The hardest contract I've taken
2024-08-10 03:14 by Ian
This is a description of the most difficult contract I've ever taken: Building a pirate cellphone tower to crack GSM's weakest deployed stream cipher, and ultimately recover an entire recorded phone call.
I was contracted to build a demonstration piece based on this work, which was presented at DEF CON in 2010. It was to be used as a trade-show demonstration piece to highlight the need for application-level encryption for SMS and voice data.
This was auspicious, and I took the job cheap. I was just reading-up on CUDA and OpenCL for some numerical analysis problems I was having at school last year, and now I have a far more interesting problem to eat with my GPU knowledge: cryptanalysis.
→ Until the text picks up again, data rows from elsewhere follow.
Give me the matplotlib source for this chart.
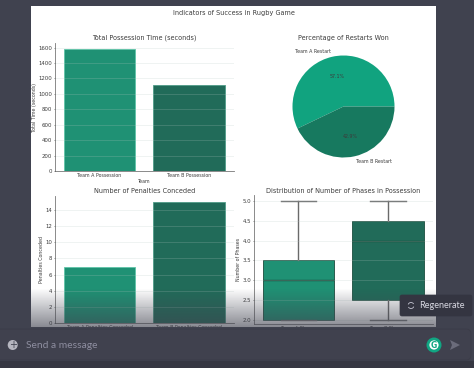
"""
Rugby game indicators, shown in a chat window screenshot
"""
import numpy as np

from matplotlib import pyplot as plt
from matplotlib.patches import Arc, Circle, FancyBboxPatch, Polygon, Rectangle

W = 474
H = 368

POSSESSION_LABELS = ["Team A Possession", "Team B Possession"]
POSSESSION_TIME = [1580, 1120]

RESTART_LABELS = ["Team A Restart", "Team B Restart"]
RESTART_SHARE = [57.1, 42.9]

PENALTY_LABELS = ["Team A Penalties Conceded", "Team B Penalties Conceded"]
PENALTIES = [7, 15]

PHASE_LABELS = ["Team A Phases", "Team B Phases"]
PHASE_WHISLO = [2.0, 2.0]
PHASE_Q1 = [2.0, 2.5]
PHASE_MED = [3.0, 4.0]
PHASE_Q3 = [3.5, 4.5]
PHASE_WHISHI = [5.0, 5.0]

GREEN_A = "#1f9174"
GREEN_B = "#216b59"
PIE_A = "#11a37f"
PIE_B = "#17795f"
TEXT = "#3c3c3c"
DARK = "#40424f"
TITLE_SIZE = 4.7
SMALL_SIZE = 3.4
YTICK_SIZE = 3.9


def px_axes(fig, left, top, right, bottom, **kwargs):
    """
    Adds axes from a box given in image pixels
    """
    return fig.add_axes([left/W, 1-bottom/H, (right-left)/W, (bottom-top)/H], **kwargs)


def style_axes(ax, title, ylabel, title_pad):
    ax.set_title(title, size=TITLE_SIZE, color=TEXT, pad=title_pad)
    ax.set_ylabel(ylabel, size=SMALL_SIZE, color=TEXT, labelpad=0.8)
    ax.tick_params(labelsize=YTICK_SIZE, length=1, width=0.4, colors=TEXT, pad=1)
    ax.tick_params(axis="x", labelsize=SMALL_SIZE, length=0, pad=1.2)
    # Grid sits over the bars, it shows as faint bands on them
    ax.grid(axis="y", color="#b8c8c4", linewidth=0.6, alpha=0.25)
    ax.set_axisbelow(False)
    for side in ["top", "right"]:
        ax.spines[side].set_visible(False)
    for side in ["left", "bottom"]:
        ax.spines[side].set_linewidth(0.6)
        ax.spines[side].set_color("#777777")


def plot_bars(ax, labels, values, title, ylabel, title_pad):
    ax.bar(labels, values, width=0.8, color=[GREEN_A, GREEN_B],
           edgecolor=["#5fc4a8", "#4f9c88"], linewidth=0.6)
    ax.set_xlim(-0.5, 1.5)
    style_axes(ax, title, ylabel, title_pad)


def plot_backdrop(fig):
    bg = fig.add_axes([0, 0, 1, 1], zorder=-1)
    bg.set_xlim(0, W)
    bg.set_ylim(H, 0)
    bg.axis("off")
    bg.add_patch(Rectangle((31, 6), 405, 321, color="white", linewidth=0))
    bg.text(234, 12.5, "Indicators of Success in Rugby Game", size=TITLE_SIZE, color=TEXT,
            ha="center", va="center")


def plot_overlay(fig):
    top = fig.add_axes([0, 0, 1, 1], zorder=5)
    top.set_xlim(0, W)
    top.set_ylim(H, 0)
    top.axis("off")
    top.patch.set_alpha(0)

    # Fade at the bottom of the chat scroll area
    fade = np.zeros((64, 2, 4))
    fade[:, :, :3] = np.array([64, 66, 79])/255
    fade[:, :, 3] = np.linspace(0, 0.62, 64)[:, None]
    top.imshow(fade, extent=(31, 436, 327, 288), aspect="auto", interpolation="bilinear")
    top.set_xlim(0, W)
    top.set_ylim(H, 0)

    # Message box
    top.add_patch(Rectangle((0, 327), W, 41, color=DARK, linewidth=0))
    top.add_patch(FancyBboxPatch((-10, 329), 481, 31, boxstyle="round,pad=0,rounding_size=5",
                                 facecolor="#40414e", edgecolor="#3a3b47", linewidth=0.5))
    top.add_patch(Rectangle((0, 361), W, 7, color="#363742", linewidth=0))
    top.add_patch(Circle((12.7, 345), 5, color="#b6b6c0", linewidth=0))
    top.text(12.7, 344.8, "+", size=7, color=DARK, ha="center", va="center")
    top.text(26, 345, "Send a message", size=7.4, color="#8e8ea0", ha="left", va="center",
             family="Lato")

    # Regenerate button
    top.add_patch(FancyBboxPatch((400, 295), 72, 21, boxstyle="round,pad=0,rounding_size=2",
                                 facecolor="#343541", edgecolor="#343541", linewidth=0.5))
    top.add_patch(Arc((411, 305.5), 6, 6, theta1=20, theta2=150, edgecolor="#c5c5d2",
                      linewidth=0.6))
    top.add_patch(Arc((411, 305.5), 6, 6, theta1=200, theta2=330, edgecolor="#c5c5d2",
                      linewidth=0.6))
    top.text(419.5, 305.5, "Regenerate", size=6.5, color="#d8d8e2", ha="left", va="center",
             family="Lato")

    # Grammarly badge and send arrow
    top.add_patch(Circle((434, 345), 7.5, color="#11a683", linewidth=0))
    top.add_patch(Circle((434, 345), 4.6, color="white", linewidth=0))
    top.text(434, 345, "G", size=5.5, color="#11a683", ha="center", va="center", weight="bold")
    top.add_patch(Polygon([[450, 340], [460, 345], [450, 350], [452, 345]], color="#6b6c7b",
                          linewidth=0))


fig = plt.figure(figsize=(W/100, H/100), dpi=100, facecolor=DARK)
plot_backdrop(fig)

ax1 = px_axes(fig, 54.7, 43, 234, 171)
plot_bars(ax1, POSSESSION_LABELS, POSSESSION_TIME, "Total Possession Time (seconds)",
          "Total Time (seconds)", 2.5)
ax1.set_ylim(0, 1659)
ax1.set_xlabel("Team", size=SMALL_SIZE, color=TEXT, labelpad=1)

ax2 = px_axes(fig, 285, 48, 402, 165)
ax2.pie(RESTART_SHARE, labels=RESTART_LABELS, colors=[PIE_A, PIE_B], autopct="%1.1f%%",
        radius=1, labeldistance=1.1, textprops={"size": SMALL_SIZE, "color": TEXT})
ax2.set_title("Percentage of Restarts Won", size=TITLE_SIZE, color=TEXT, pad=5.5)
ax2.set_xlim(-1.147, 1.147)
ax2.set_ylim(-1.147, 1.147)

ax3 = px_axes(fig, 54.7, 195.5, 234, 323.3)
plot_bars(ax3, PENALTY_LABELS, PENALTIES, "Number of Penalties Conceded", "Penalties Conceded", 1.5)
ax3.set_ylim(0, 15.75)
ax3.set_yticks(range(0, 16, 2))

ax4 = px_axes(fig, 253.7, 195, 432.5, 324)
stats = []
for i in range(len(PHASE_LABELS)):
    stats.append({"label": PHASE_LABELS[i], "whislo": PHASE_WHISLO[i], "q1": PHASE_Q1[i],
                  "med": PHASE_MED[i], "q3": PHASE_Q3[i], "whishi": PHASE_WHISHI[i],
                  "fliers": []})
boxes = ax4.bxp(stats, positions=[0, 1], widths=0.8, patch_artist=True, showfliers=False,
                boxprops={"edgecolor": "#2a5c4d", "linewidth": 0.7},
                medianprops={"color": "#174d3d", "linewidth": 1.0},
                whiskerprops={"color": "#6a6a6a", "linewidth": 1.0},
                capprops={"color": "#6a6a6a", "linewidth": 1.0}, capwidths=0.4)
for box, color in zip(boxes["boxes"], [GREEN_A, GREEN_B]):
    box.set_facecolor(color)
ax4.set_xlim(-0.5, 1.5)
ax4.set_ylim(1.89, 5.15)
style_axes(ax4, "Distribution of Number of Phases in Possession", "Number of Phases", 1.5)

plot_overlay(fig)
fig.savefig("out.png", dpi=100, facecolor=fig.get_facecolor())
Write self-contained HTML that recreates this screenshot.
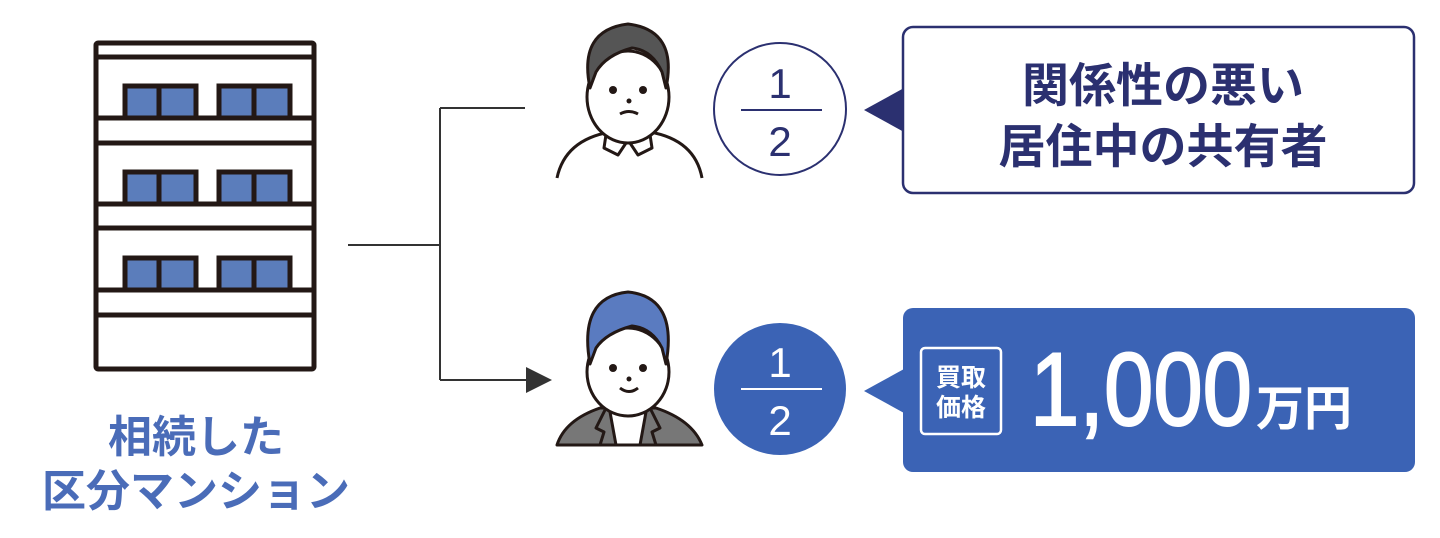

The job that was to last a few months and I had a $8,000 budget for hardware. Following the DEF CON work, I prepared this BoM. I was told many years later that filling this purchase request precipitated contact with the FBI.
Radio duties were handled by a USRP2 from Ettus Research, with a transceiver board appropriate for the band. It was so badly bandwidth-constrained that I could only manage to run a tower with a handful of channels. Recording calls from someone else's tower would require writing code and flow-graphs to monitor the traffic on the tower's beacon channel (BCCH), and then silently hop with the targeted handset to the negotiated ARFCN (where I would begin recording). This wasn't too terribly difficult in 2010 with OpenBTS as a model to learn from, and GNUradio had some good tools, even back then.
I used an application on my Android phone to give me the information about its presently-bound tower, and then forced use of GSM2 on my handset so that my cryptographic stream would be vulnerable. After a few minutes of watching the tower's activity on the waterfall graph, I started placing calls on the public network. This took lots of effort, but I managed to record and decrypt a number of my own calls in this manner.
Satisfied with the recording and cryptanalysis pieces, I turned to the MitM step, and set up a local installation of Asterisk behind OpenBTS (in no auth mode) and a small pile of other packages to tie it together into a self-contained cellphone network. Unexpectedly, the hardest part about doing this was making it run without SIM provisioning. But after a few weeks of eroding the problem with Red Bull, it yielded.
Demonstration
My customer had the equipment and expertise to be able to bridge this machine into the broader telecom network, and perform an actual MitM against naive targets, but that was always off-the-table. It was sketchy enough that I was going to operate a transmitter on commercial frequencies for which I wasn't licensed (however quietly) without then also telling the broader telecom network about it under my customer's IMEI.
This constraint made the demo much less compelling, but as it turns out, performing a cellular man-in-the-middle attack (no matter how consensual) pisses off a lot of people.
So I did the demo in two parts. I showed up at their office and fired up OpenBTS, and fulfilled point 1 of the contract: Replicate the work presented at DEF CON 19, and demonstrate interception of a naive cellphone, which is then forced into A5/1 (vulnerable) operation.
I then let them watch Kraken in operation on my recorded phone calls, and outlined the capture process (and the difficulties). If I were to run an actual MitM attack, I'd have twice forked the GSM data stream for the call in Asterisk. One fork into Kraken, and the other into a recorder/tap where the output could be rendered without the target's knowledge.
They were impressed with what I had delivered to this point, and decided to abandon the remainder of the contract and hire me full-time to build their encrypted VoIP product. They were personally-convinced, and didn't want the legal complication associated with their original plan of publicly running this perversion of engineering for the sake of proving a point.
Things that never got finished that would have been really neat and legally damning
- I hadn't gotten to the point of embedding elements of GSM into the FPGA for the sake of conserving USB bandwidth and CPU load incurred by GNURadio. I figured I would have needed to do this in order to run live recording and Kraken concurrently. It would have also solved a worse problem: (Raw samples over USB) and (GNURadio being in the loop for demodulation) meant that the handset almost always arrived at the ARFCN before the USRP2, and my recording would be missing the preamble due to the latency. This caused much early frustration when writing the channel-hopping capability, even with one RX-only radio devoted to monitoring the BCCH.
- I was never able to decrypt an SMS. There wasn't enough transmission to prune back the A5/1 tree to arrive at a key (if the aforementioned ARFCN latency allowed me to get it at all). It took about 31 seconds on my rig to crack a phone call. So if the call lasted longer than that, I could have potentially heard everything after key discovery in real-time.
- Call boundaries and filtering for specific handsets while monitoring the BCCH. As it was, my crude channel-hopping arrangement was indiscriminate, and would simply follow the first negotiation that it witnessed once the tower was acquired, and record on that ARFCN until manually stopped.
- I had plans to tie this together into the audio hardware upon successful decryption so that the call would just start playing over the speaker once the key was available.